Pictures must not be retyped. Return exactly the lines from the one with "Rebuild this chart" through the one with "return head +", both included, and no others.

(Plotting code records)
——

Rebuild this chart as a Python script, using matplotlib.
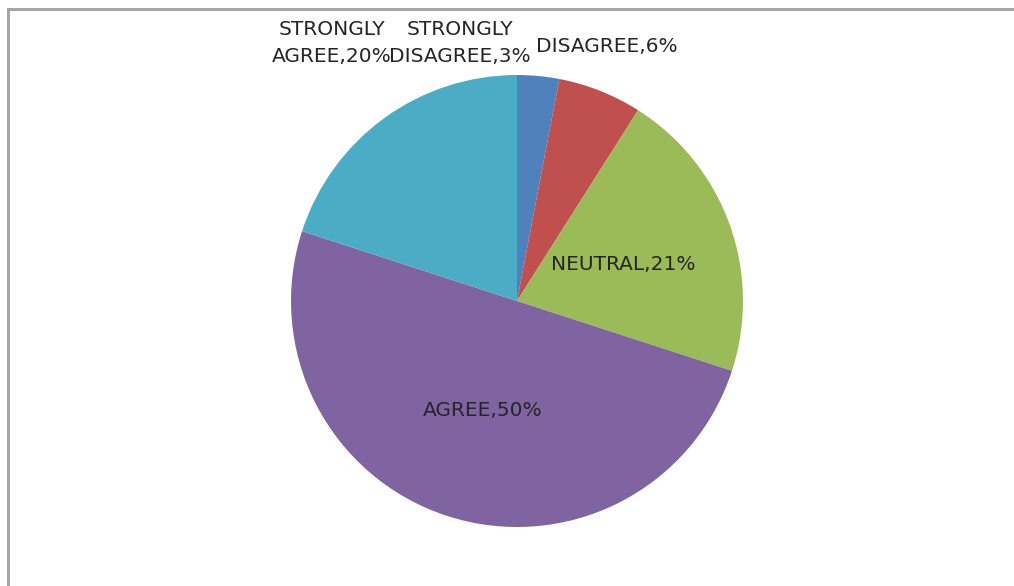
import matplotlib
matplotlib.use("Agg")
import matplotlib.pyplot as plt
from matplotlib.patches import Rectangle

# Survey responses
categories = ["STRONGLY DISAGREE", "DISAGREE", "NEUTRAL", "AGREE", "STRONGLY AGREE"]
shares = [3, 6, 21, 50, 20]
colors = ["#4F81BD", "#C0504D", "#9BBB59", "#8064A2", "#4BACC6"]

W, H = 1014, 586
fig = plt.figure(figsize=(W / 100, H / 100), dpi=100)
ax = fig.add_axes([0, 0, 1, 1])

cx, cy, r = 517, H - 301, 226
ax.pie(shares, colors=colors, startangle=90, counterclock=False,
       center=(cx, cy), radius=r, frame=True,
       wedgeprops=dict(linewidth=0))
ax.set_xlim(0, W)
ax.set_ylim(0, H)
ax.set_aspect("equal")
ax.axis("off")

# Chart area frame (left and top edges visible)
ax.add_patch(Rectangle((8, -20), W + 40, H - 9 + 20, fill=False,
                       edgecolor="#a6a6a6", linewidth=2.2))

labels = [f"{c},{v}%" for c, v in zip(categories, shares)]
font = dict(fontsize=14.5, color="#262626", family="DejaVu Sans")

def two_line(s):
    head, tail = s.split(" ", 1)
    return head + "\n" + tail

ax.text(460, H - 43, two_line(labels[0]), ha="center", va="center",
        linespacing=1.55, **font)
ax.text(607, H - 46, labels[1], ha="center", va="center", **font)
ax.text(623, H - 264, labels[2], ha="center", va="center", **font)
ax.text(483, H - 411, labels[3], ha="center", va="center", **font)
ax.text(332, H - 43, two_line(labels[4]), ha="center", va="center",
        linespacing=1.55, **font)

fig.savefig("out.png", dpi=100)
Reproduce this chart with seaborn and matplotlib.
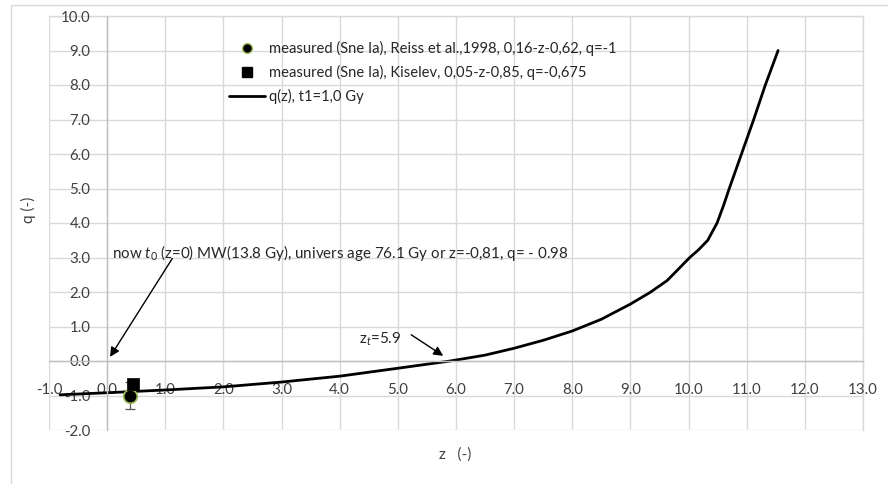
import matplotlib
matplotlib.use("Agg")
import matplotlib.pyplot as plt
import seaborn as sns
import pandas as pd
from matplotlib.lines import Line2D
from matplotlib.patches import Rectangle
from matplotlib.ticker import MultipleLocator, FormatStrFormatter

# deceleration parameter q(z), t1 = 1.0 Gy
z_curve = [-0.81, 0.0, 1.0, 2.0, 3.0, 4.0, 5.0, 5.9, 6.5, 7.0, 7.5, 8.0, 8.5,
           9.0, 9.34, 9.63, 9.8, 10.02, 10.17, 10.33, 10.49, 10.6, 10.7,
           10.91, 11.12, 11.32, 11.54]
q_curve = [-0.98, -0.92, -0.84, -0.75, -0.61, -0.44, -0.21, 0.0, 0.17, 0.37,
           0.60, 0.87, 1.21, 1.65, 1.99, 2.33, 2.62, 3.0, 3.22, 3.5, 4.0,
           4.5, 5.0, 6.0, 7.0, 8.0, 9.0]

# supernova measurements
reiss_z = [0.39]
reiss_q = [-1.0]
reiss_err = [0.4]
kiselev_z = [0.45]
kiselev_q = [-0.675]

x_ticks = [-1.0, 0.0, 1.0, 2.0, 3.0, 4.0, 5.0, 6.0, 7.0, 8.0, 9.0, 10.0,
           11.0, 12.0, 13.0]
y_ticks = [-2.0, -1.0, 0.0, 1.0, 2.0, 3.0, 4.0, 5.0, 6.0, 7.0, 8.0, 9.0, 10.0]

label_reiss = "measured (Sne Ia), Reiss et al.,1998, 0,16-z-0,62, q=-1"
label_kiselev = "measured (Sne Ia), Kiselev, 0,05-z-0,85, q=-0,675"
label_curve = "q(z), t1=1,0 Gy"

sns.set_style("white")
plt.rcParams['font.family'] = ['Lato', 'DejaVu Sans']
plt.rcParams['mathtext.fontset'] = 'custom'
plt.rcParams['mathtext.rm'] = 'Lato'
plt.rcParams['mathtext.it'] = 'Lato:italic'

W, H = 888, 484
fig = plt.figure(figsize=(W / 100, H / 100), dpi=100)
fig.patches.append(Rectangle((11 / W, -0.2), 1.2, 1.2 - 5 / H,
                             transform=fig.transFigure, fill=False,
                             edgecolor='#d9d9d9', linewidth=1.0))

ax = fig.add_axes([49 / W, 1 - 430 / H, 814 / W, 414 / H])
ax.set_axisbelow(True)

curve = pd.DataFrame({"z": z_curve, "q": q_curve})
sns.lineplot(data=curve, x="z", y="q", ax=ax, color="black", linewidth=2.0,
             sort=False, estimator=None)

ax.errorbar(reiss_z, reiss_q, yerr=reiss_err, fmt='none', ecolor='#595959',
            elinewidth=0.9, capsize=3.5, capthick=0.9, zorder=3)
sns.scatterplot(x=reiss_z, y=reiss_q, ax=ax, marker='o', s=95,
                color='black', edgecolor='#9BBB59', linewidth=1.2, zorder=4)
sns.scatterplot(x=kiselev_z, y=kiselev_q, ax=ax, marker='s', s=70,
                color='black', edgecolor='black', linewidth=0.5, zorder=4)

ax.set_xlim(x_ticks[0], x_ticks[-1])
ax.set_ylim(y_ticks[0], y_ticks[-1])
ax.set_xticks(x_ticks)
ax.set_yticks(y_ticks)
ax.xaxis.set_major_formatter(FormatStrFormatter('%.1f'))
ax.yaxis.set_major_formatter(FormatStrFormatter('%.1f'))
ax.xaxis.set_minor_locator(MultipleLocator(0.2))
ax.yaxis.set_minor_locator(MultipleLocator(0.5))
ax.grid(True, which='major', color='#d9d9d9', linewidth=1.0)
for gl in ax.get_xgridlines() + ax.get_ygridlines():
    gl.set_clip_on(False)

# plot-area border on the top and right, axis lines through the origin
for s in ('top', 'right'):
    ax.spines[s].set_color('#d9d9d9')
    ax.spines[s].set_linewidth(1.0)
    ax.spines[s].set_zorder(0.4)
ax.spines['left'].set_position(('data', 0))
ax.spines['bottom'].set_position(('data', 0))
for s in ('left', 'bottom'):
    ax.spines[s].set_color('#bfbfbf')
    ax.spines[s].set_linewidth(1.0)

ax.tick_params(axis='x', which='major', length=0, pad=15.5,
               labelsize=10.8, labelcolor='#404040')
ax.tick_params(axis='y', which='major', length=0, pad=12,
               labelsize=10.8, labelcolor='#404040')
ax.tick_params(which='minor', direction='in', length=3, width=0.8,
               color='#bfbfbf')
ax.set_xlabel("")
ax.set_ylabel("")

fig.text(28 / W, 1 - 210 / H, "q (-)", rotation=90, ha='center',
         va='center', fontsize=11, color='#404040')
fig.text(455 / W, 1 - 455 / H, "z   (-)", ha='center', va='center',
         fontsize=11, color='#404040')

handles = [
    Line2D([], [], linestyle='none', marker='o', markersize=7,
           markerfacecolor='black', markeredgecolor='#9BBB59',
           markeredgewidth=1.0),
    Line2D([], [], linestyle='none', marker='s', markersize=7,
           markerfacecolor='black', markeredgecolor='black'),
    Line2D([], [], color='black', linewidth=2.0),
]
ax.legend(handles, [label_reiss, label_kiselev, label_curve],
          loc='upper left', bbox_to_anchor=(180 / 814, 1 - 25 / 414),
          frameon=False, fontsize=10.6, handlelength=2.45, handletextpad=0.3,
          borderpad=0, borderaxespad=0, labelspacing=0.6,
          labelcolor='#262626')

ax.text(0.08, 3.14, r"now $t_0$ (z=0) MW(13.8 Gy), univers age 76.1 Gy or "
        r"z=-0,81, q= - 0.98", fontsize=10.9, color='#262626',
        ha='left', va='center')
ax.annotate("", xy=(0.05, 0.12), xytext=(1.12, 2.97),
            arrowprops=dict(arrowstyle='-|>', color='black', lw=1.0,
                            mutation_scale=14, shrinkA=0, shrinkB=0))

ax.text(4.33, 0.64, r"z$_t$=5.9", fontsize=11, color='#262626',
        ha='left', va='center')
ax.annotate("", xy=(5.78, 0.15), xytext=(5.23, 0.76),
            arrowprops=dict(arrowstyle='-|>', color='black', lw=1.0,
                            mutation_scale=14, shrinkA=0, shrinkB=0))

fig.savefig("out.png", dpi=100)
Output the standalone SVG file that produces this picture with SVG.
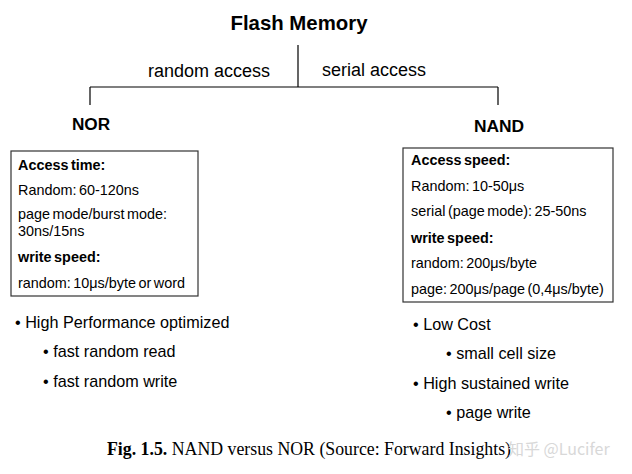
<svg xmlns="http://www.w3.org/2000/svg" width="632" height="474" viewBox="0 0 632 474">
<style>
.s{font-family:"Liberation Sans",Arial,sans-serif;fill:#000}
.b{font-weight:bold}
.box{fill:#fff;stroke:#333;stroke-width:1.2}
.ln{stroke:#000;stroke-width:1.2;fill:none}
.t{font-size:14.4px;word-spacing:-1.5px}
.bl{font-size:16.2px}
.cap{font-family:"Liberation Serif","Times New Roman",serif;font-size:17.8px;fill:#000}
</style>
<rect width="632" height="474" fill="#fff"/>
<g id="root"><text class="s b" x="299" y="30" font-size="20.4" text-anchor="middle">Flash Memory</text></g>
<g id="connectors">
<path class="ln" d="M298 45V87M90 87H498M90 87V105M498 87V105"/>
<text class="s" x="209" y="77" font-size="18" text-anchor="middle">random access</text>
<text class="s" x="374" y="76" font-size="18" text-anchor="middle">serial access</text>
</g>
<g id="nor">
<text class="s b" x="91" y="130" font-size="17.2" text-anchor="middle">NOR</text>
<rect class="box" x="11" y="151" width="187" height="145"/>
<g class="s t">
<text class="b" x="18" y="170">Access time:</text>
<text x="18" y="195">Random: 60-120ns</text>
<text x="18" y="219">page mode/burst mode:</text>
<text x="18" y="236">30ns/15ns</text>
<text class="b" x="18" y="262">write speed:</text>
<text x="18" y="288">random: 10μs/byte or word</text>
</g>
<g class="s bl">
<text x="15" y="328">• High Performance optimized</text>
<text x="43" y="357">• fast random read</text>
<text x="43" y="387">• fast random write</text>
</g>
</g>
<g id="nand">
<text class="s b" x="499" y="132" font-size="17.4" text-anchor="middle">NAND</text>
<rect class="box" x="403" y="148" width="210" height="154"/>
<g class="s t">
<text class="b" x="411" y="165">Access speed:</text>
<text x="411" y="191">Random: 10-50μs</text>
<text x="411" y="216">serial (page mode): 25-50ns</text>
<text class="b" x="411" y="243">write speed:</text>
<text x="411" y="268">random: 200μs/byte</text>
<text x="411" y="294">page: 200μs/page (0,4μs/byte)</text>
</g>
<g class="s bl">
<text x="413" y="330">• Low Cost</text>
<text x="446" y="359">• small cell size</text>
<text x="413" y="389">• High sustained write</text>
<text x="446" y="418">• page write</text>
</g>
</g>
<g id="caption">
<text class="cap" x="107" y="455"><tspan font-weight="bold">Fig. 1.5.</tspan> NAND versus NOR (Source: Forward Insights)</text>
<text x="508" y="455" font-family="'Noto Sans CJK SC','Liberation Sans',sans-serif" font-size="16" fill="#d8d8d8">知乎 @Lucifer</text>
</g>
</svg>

——

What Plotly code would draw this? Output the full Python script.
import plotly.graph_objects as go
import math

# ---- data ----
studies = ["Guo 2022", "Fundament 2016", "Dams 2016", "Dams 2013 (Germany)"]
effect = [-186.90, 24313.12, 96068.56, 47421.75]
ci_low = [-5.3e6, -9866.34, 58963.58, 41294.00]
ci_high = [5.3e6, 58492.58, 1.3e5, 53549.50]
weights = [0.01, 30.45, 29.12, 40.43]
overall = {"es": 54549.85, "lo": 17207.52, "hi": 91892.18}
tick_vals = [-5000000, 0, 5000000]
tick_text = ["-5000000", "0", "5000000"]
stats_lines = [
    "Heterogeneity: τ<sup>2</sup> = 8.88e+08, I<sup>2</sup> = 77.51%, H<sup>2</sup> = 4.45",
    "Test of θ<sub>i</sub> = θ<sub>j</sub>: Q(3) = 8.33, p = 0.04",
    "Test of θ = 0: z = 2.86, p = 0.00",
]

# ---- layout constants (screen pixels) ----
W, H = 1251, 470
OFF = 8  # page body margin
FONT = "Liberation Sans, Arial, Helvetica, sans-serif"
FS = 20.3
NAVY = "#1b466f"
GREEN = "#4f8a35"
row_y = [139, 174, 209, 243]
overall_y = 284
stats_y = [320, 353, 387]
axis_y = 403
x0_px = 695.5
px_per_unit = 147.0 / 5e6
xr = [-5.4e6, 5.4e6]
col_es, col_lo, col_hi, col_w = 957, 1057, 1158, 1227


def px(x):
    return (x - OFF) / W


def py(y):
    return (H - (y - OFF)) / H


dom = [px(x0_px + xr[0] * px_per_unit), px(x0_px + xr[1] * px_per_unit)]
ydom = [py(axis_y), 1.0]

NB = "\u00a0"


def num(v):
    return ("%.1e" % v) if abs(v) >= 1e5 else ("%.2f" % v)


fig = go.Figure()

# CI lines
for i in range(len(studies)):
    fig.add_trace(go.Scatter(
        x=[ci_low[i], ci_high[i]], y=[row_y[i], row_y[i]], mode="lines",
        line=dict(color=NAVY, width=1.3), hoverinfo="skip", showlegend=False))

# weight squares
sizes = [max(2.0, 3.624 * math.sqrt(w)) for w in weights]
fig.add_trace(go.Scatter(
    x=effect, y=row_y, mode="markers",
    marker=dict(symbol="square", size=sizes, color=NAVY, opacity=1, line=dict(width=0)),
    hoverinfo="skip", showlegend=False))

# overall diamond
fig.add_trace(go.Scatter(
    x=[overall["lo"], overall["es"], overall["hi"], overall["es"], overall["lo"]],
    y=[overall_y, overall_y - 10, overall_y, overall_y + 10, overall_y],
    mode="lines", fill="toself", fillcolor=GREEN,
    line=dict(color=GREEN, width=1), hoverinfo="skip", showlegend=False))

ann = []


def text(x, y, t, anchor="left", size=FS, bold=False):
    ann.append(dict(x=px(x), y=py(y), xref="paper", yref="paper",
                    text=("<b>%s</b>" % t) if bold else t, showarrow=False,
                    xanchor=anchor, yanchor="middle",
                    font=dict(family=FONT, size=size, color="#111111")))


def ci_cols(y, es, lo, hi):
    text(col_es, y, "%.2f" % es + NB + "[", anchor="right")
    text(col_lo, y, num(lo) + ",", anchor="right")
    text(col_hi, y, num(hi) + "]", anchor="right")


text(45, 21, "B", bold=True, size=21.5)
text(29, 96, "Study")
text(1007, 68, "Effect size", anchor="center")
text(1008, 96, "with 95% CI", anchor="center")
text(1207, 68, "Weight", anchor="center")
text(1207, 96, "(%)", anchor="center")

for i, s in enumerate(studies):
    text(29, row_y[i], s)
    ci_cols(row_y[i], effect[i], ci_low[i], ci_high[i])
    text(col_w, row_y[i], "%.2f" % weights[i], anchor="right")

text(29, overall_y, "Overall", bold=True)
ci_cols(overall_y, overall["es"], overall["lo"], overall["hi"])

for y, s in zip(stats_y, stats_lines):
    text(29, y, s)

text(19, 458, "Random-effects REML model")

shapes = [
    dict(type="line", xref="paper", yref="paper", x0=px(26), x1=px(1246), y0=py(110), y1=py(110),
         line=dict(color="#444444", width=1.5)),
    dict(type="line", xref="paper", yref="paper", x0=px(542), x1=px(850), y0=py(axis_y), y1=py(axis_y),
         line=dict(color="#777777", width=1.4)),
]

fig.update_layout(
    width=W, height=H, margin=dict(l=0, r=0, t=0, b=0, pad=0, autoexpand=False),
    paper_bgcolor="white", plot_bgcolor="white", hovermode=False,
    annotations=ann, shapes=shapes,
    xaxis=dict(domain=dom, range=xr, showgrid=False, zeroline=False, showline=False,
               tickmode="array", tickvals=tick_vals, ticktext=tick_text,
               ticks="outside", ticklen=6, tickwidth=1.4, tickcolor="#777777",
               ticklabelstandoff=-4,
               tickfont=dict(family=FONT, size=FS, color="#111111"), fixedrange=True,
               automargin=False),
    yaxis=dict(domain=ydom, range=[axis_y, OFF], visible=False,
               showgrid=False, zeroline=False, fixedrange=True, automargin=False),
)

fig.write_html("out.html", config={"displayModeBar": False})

——

Response to this task
Rebuild this chart as a Python script, using matplotlib.
import matplotlib
matplotlib.use("Agg")
import matplotlib.pyplot as plt
from matplotlib.patches import Rectangle

# Survey responses
categories = ["STRONGLY DISAGREE", "DISAGREE", "NEUTRAL", "AGREE", "STRONGLY AGREE"]
shares = [3, 6, 21, 50, 20]
colors = ["#4F81BD", "#C0504D", "#9BBB59", "#8064A2", "#4BACC6"]

W, H = 1014, 586
fig = plt.figure(figsize=(W / 100, H / 100), dpi=100)
ax = fig.add_axes([0, 0, 1, 1])

cx, cy, r = 517, H - 301, 226
ax.pie(shares, colors=colors, startangle=90, counterclock=False,
       center=(cx, cy), radius=r, frame=True,
       wedgeprops=dict(linewidth=0))
ax.set_xlim(0, W)
ax.set_ylim(0, H)
ax.set_aspect("equal")
ax.axis("off")

# Chart area frame (left and top edges visible)
ax.add_patch(Rectangle((8, -20), W + 40, H - 9 + 20, fill=False,
                       edgecolor="#a6a6a6", linewidth=2.2))

labels = [f"{c},{v}%" for c, v in zip(categories, shares)]
font = dict(fontsize=14.5, color="#262626", family="DejaVu Sans")

def two_line(s):
    head, tail = s.split(" ", 1)
    return head + "\n" + tail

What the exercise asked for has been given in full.